Inconsistency with Statutory Framework
The court identified a fundamental inconsistency between the self-insurer exclusion in § 38a-334-6 of the Regulations of Connecticut State Agencies and the public policy articulated in § 38a-336, which mandates underinsured motorist coverage. It pointed out that the regulations, which permitted the exclusion, could not stand when they denied injured parties a remedy, thereby conflicting with the legislative intent behind the insurance statutes. The court noted that while state regulations typically enjoy a presumption of validity, that presumption diminishes when regulations are found to be inconsistent with the corresponding statutes. It concluded that the self-insurer exclusion, which now left plaintiffs without any recourse, directly contradicted the legislative mandate for providing underinsured motorist coverage. Consequently, the court ruled that the regulation was invalid as applied in this case, highlighting the importance of ensuring that insurance policies align with the protective objectives of state law.
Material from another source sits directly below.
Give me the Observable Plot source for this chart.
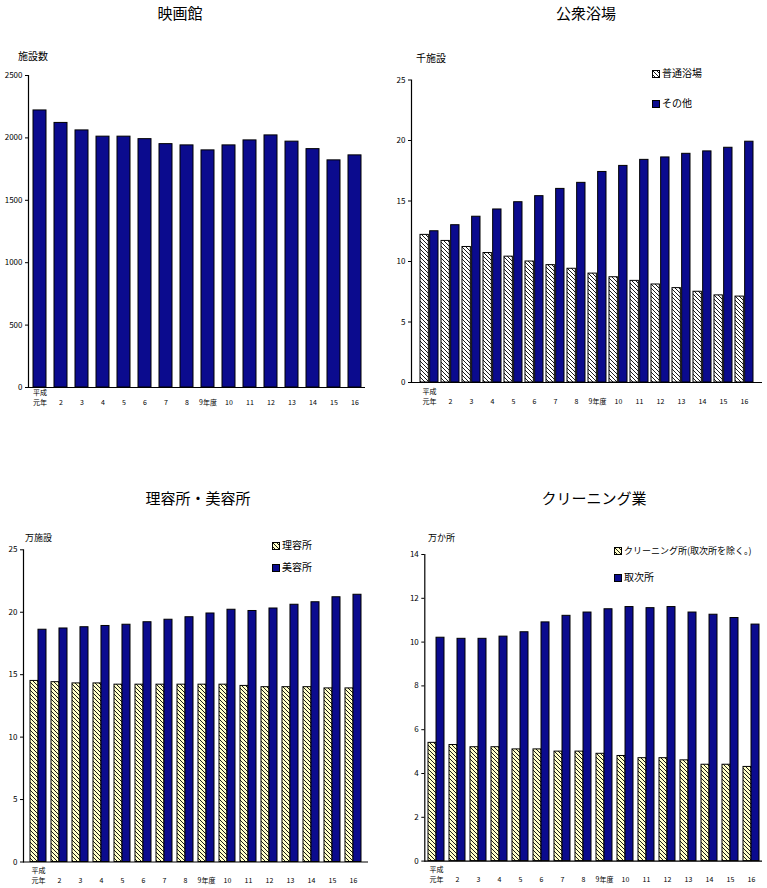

Self-Insurer Status of Rental Car Companies
In considering whether Enterprise could still be classified as a self-insurer for the purposes of the exclusion, the court determined that the Graves Amendment negated such status in the context of vicarious liability for lessees' actions. It reasoned that since Enterprise could not be held liable for the negligence of its lessees, it could not fulfill the essential requirement of a self-insurer, which is the obligation to pay judgments against it. The court referenced a similar conclusion reached by the Tennessee Supreme Court, which stated that a rental car company could not be considered a self-insurer for risks it was statutorily immune from. The court concluded that applying the self-insurer exclusion in this case would lead to illogical and contradictory outcomes, as it would imply that a rental car could be both underinsured and not meet the statutory definition of uninsured while being considered self-insured. Thus, it ruled that Enterprise was not a self-insurer regarding the negligence of its lessees, thereby allowing the Tannones to seek underinsured motorist benefits under their policies.
Conclusion and Remand
Ultimately, the Supreme Court of Connecticut reversed the trial court's decision, which had granted summary judgment in favor of Amica Mutual Insurance Company. The court remanded the case for further proceedings, directing the trial court to deny Amica's motions for summary judgment based on the invalidation of the self-insurer exclusion. The ruling underscored the court's commitment to harmonizing insurance regulations with the public policy goals of providing adequate coverage for those injured by underinsured motorists. This decision reaffirmed the importance of ensuring that insurance policies fulfill their intended purpose of protecting insured individuals from the financial repercussions of accidents caused by underinsured drivers. The court's ruling thus reinstated the plaintiffs' right to pursue their claim for underinsured motorist benefits, reflecting a significant shift in the interpretation of self-insurer exclusions in light of evolving legal standards.